** Instructions for the task **
Copy out the material below in full, but not its images.
# Start of Supplied information
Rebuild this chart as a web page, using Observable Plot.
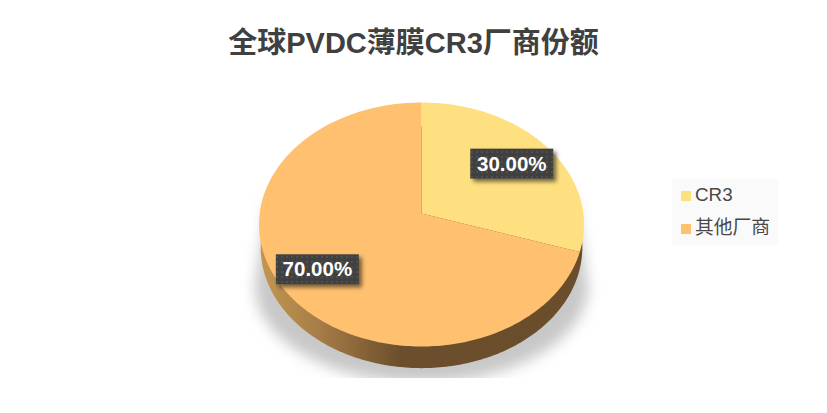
<!DOCTYPE html>
<html><head><meta charset="utf-8">
<script src="https://cdn.jsdelivr.net/npm/d3@7"></script>
<script src="https://cdn.jsdelivr.net/npm/@observablehq/plot@0.6"></script>
<style>
html,body{margin:0;padding:0;background:#fff;font-family:"Liberation Sans","Noto Sans CJK SC",sans-serif;}
#page{position:relative;width:827px;height:413px;overflow:hidden;}
#title{height:80px;box-sizing:border-box;padding-top:24px;text-align:center;font-size:29px;line-height:38px;font-weight:bold;color:#404040;}
#legend{position:absolute;left:672px;top:179px;width:106px;height:66px;background:#fafafa;color:#484848;font-size:18.8px;}
#legend div{position:absolute;left:9px;white-space:nowrap;line-height:22px;height:22px;}
#legend i{display:inline-block;width:10px;height:10px;margin-right:4px;vertical-align:0px;}
svg{display:block;}
</style></head>
<body><div id="page"><div id="title"></div><div id="legend"></div></div>
<script>
const titleText = "全球PVDC薄膜CR3厂商份额";
const categories = ["CR3", "其他厂商"];
const shares = [30, 70];
const colors = ["#FFE081", "#FFC170"];
const labelRadius = [0.72, 0.76];

// pie projection: unit circle seen in perspective
const tilt = 0.09, pxX = 161.8, pxY = 121, cx = 421, cy = 133, W = 827, H = 333;
const project = (turn, r = 1, sx = 1, drop = 0) => {
  const a = turn * 2 * Math.PI, c = Math.sin(a) * r, s = -Math.cos(a) * r, d = 1 - tilt * s;
  return {x: sx * c / d, y: sx * s / d + drop};
};
const steps = d3.range(0, 361).map(i => i / 360);

// slices
const total = d3.sum(shares);
let acc = 0;
const slices = [], labels = [];
shares.forEach((v, i) => {
  const t0 = acc / total, t1 = (acc + v) / total;
  acc += v;
  const n = Math.ceil((t1 - t0) * 360);
  slices.push({name: categories[i], ...project(0, 0)});
  for (let j = 0; j <= n; j++) slices.push({name: categories[i], ...project(t0 + (t1 - t0) * j / n)});
  labels.push({name: categories[i], text: (v / total * 100).toFixed(2) + "%", ...project((t0 + t1) / 2, labelRadius[i])});
});

const rim = steps.map(t => project(t, 1, 0.99, 0.19));
const shadow = [
  {x: -0.95, y: -0.1}, {x: 0.95, y: -0.1},
  ...d3.range(0, 181, 3).map(i => {
    const a = i * Math.PI / 180;
    return {x: 1.03 * Math.cos(a), y: 0.6 + 0.8 * Math.sin(a)};
  })
];
const boxW = 41.5 / pxX, boxH = 15 / pxY;

const defs = () => {
  const d = d3.create("svg:defs");
  const g = d.append("linearGradient").attr("id", "side").attr("gradientUnits", "userSpaceOnUse")
    .attr("x1", 258).attr("x2", W).attr("y1", 0).attr("y2", 0);
  [[0, "#c39650"], [0.1, "#a97f49"], [0.25, "#6b4e2b"], [1, "#6a4c2a"]].forEach(([o, c]) =>
    g.append("stop").attr("offset", o).attr("stop-color", c));
  const p = d.append("pattern").attr("id", "dots").attr("patternUnits", "userSpaceOnUse")
    .attr("width", 5).attr("height", 5);
  p.append("rect").attr("width", 5).attr("height", 5).attr("fill", "#404040");
  p.append("rect").attr("x", 1).attr("y", 1).attr("width", 2).attr("height", 2).attr("fill", "#4f4f4f");
  const b = d.append("filter").attr("id", "blur").attr("x", "-10%").attr("y", "-10%").attr("width", "120%").attr("height", "120%");
  b.append("feGaussianBlur").attr("stdDeviation", 7);
  const s = d.append("filter").attr("id", "boxShadow").attr("x", "-20%").attr("y", "-30%").attr("width", "150%").attr("height", "180%");
  s.append("feDropShadow").attr("dx", 3).attr("dy", 3).attr("stdDeviation", 2).attr("flood-color", "#000").attr("flood-opacity", 0.55);
  d.append("clipPath").attr("id", "floor").append("rect").attr("x", 0).attr("y", 0).attr("width", W).attr("height", 298);
  return d.node();
};
const withAttr = (attrs) => (i, s, v, dim, ctx, next) => {
  const n = next(i, s, v, dim, ctx);
  for (const k in attrs) n.setAttribute(k, attrs[k]);
  return n;
};

const chart = Plot.plot({
  width: W, height: H, margin: 0,
  style: {background: "transparent", overflow: "visible"},
  x: {domain: [-cx / pxX, (W - cx) / pxX], range: [0, W], axis: null},
  y: {domain: [-cy / pxY, (H - cy) / pxY], range: [0, H], axis: null},
  color: {domain: categories, range: colors},
  marks: [
    defs,
    Plot.line(shadow, {x: "x", y: "y", fill: "#c8c8c8", stroke: null,
      render: (i, s, v, dim, ctx, next) => {
        const n = next(i, s, v, dim, ctx);
        n.setAttribute("filter", "url(#blur)");
        const w = document.createElementNS("http://www.w3.org/2000/svg", "g");
        w.setAttribute("clip-path", "url(#floor)");
        w.appendChild(n);
        return w;
      }}),
    Plot.line(rim, {x: "x", y: "y", fill: "url(#side)", stroke: null}),
    Plot.line(slices, {x: "x", y: "y", z: "name", fill: "name", stroke: null}),
    Plot.rect(labels, {
      x1: d => d.x - boxW, x2: d => d.x + boxW, y1: d => d.y - boxH, y2: d => d.y + boxH,
      fill: "url(#dots)", render: withAttr({filter: "url(#boxShadow)"})
    }),
    Plot.text(labels, {x: "x", y: "y", text: "text", fill: "#fff", fontSize: 20.5, fontWeight: "bold", dx: -0.5,
      fontFamily: "'Liberation Sans',sans-serif"})
  ]
});
document.getElementById("page").insertBefore(chart, document.getElementById("legend"));
document.getElementById("title").textContent = titleText;
const lg = d3.select("#legend");
categories.forEach((c, i) => {
  const row = lg.append("div").style("top", (i === 0 ? 5 : 38) + "px");
  row.append("i").style("background", colors[i]);
  row.append("span").text(c);
});
</script></body></html>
# End of Supplied information
** Response to the exercise **
Rebuild this chart as a web page, using Observable Plot.
<!DOCTYPE html>
<html><head><meta charset="utf-8">
<script src="https://cdn.jsdelivr.net/npm/d3@7"></script>
<script src="https://cdn.jsdelivr.net/npm/@observablehq/plot@0.6"></script>
<style>
html,body{margin:0;padding:0;background:#fff;font-family:"Liberation Sans","Noto Sans CJK SC",sans-serif;}
#page{position:relative;width:827px;height:413px;overflow:hidden;}
#title{height:80px;box-sizing:border-box;padding-top:24px;text-align:center;font-size:29px;line-height:38px;font-weight:bold;color:#404040;}
#legend{position:absolute;left:672px;top:179px;width:106px;height:66px;background:#fafafa;color:#484848;font-size:18.8px;}
#legend div{position:absolute;left:9px;white-space:nowrap;line-height:22px;height:22px;}
#legend i{display:inline-block;width:10px;height:10px;margin-right:4px;vertical-align:0px;}
svg{display:block;}
</style></head>
<body><div id="page"><div id="title"></div><div id="legend"></div></div>
<script>
const titleText = "全球PVDC薄膜CR3厂商份额";
const categories = ["CR3", "其他厂商"];
const shares = [30, 70];
const colors = ["#FFE081", "#FFC170"];
const labelRadius = [0.72, 0.76];

// pie projection: unit circle seen in perspective
const tilt = 0.09, pxX = 161.8, pxY = 121, cx = 421, cy = 133, W = 827, H = 333;
const project = (turn, r = 1, sx = 1, drop = 0) => {
  const a = turn * 2 * Math.PI, c = Math.sin(a) * r, s = -Math.cos(a) * r, d = 1 - tilt * s;
  return {x: sx * c / d, y: sx * s / d + drop};
};
const steps = d3.range(0, 361).map(i => i / 360);

// slices
const total = d3.sum(shares);
let acc = 0;
const slices = [], labels = [];
shares.forEach((v, i) => {
  const t0 = acc / total, t1 = (acc + v) / total;
  acc += v;
  const n = Math.ceil((t1 - t0) * 360);
  slices.push({name: categories[i], ...project(0, 0)});
  for (let j = 0; j <= n; j++) slices.push({name: categories[i], ...project(t0 + (t1 - t0) * j / n)});
  labels.push({name: categories[i], text: (v / total * 100).toFixed(2) + "%", ...project((t0 + t1) / 2, labelRadius[i])});
});

const rim = steps.map(t => project(t, 1, 0.99, 0.19));
const shadow = [
  {x: -0.95, y: -0.1}, {x: 0.95, y: -0.1},
  ...d3.range(0, 181, 3).map(i => {
    const a = i * Math.PI / 180;
    return {x: 1.03 * Math.cos(a), y: 0.6 + 0.8 * Math.sin(a)};
  })
];
const boxW = 41.5 / pxX, boxH = 15 / pxY;

const defs = () => {
  const d = d3.create("svg:defs");
  const g = d.append("linearGradient").attr("id", "side").attr("gradientUnits", "userSpaceOnUse")
    .attr("x1", 258).attr("x2", W).attr("y1", 0).attr("y2", 0);
  [[0, "#c39650"], [0.1, "#a97f49"], [0.25, "#6b4e2b"], [1, "#6a4c2a"]].forEach(([o, c]) =>
    g.append("stop").attr("offset", o).attr("stop-color", c));
  const p = d.append("pattern").attr("id", "dots").attr("patternUnits", "userSpaceOnUse")
    .attr("width", 5).attr("height", 5);
  p.append("rect").attr("width", 5).attr("height", 5).attr("fill", "#404040");
  p.append("rect").attr("x", 1).attr("y", 1).attr("width", 2).attr("height", 2).attr("fill", "#4f4f4f");
  const b = d.append("filter").attr("id", "blur").attr("x", "-10%").attr("y", "-10%").attr("width", "120%").attr("height", "120%");
  b.append("feGaussianBlur").attr("stdDeviation", 7);
  const s = d.append("filter").attr("id", "boxShadow").attr("x", "-20%").attr("y", "-30%").attr("width", "150%").attr("height", "180%");
  s.append("feDropShadow").attr("dx", 3).attr("dy", 3).attr("stdDeviation", 2).attr("flood-color", "#000").attr("flood-opacity", 0.55);
  d.append("clipPath").attr("id", "floor").append("rect").attr("x", 0).attr("y", 0).attr("width", W).attr("height", 298);
  return d.node();
};
const withAttr = (attrs) => (i, s, v, dim, ctx, next) => {
  const n = next(i, s, v, dim, ctx);
  for (const k in attrs) n.setAttribute(k, attrs[k]);
  return n;
};

const chart = Plot.plot({
  width: W, height: H, margin: 0,
  style: {background: "transparent", overflow: "visible"},
  x: {domain: [-cx / pxX, (W - cx) / pxX], range: [0, W], axis: null},
  y: {domain: [-cy / pxY, (H - cy) / pxY], range: [0, H], axis: null},
  color: {domain: categories, range: colors},
  marks: [
    defs,
    Plot.line(shadow, {x: "x", y: "y", fill: "#c8c8c8", stroke: null,
      render: (i, s, v, dim, ctx, next) => {
        const n = next(i, s, v, dim, ctx);
        n.setAttribute("filter", "url(#blur)");
        const w = document.createElementNS("http://www.w3.org/2000/svg", "g");
        w.setAttribute("clip-path", "url(#floor)");
        w.appendChild(n);
        return w;
      }}),
    Plot.line(rim, {x: "x", y: "y", fill: "url(#side)", stroke: null}),
    Plot.line(slices, {x: "x", y: "y", z: "name", fill: "name", stroke: null}),
    Plot.rect(labels, {
      x1: d => d.x - boxW, x2: d => d.x + boxW, y1: d => d.y - boxH, y2: d => d.y + boxH,
      fill: "url(#dots)", render: withAttr({filter: "url(#boxShadow)"})
    }),
    Plot.text(labels, {x: "x", y: "y", text: "text", fill: "#fff", fontSize: 20.5, fontWeight: "bold", dx: -0.5,
      fontFamily: "'Liberation Sans',sans-serif"})
  ]
});
document.getElementById("page").insertBefore(chart, document.getElementById("legend"));
document.getElementById("title").textContent = titleText;
const lg = d3.select("#legend");
categories.forEach((c, i) => {
  const row = lg.append("div").style("top", (i === 0 ? 5 : 38) + "px");
  row.append("i").style("background", colors[i]);
  row.append("span").text(c);
});
</script></body></html>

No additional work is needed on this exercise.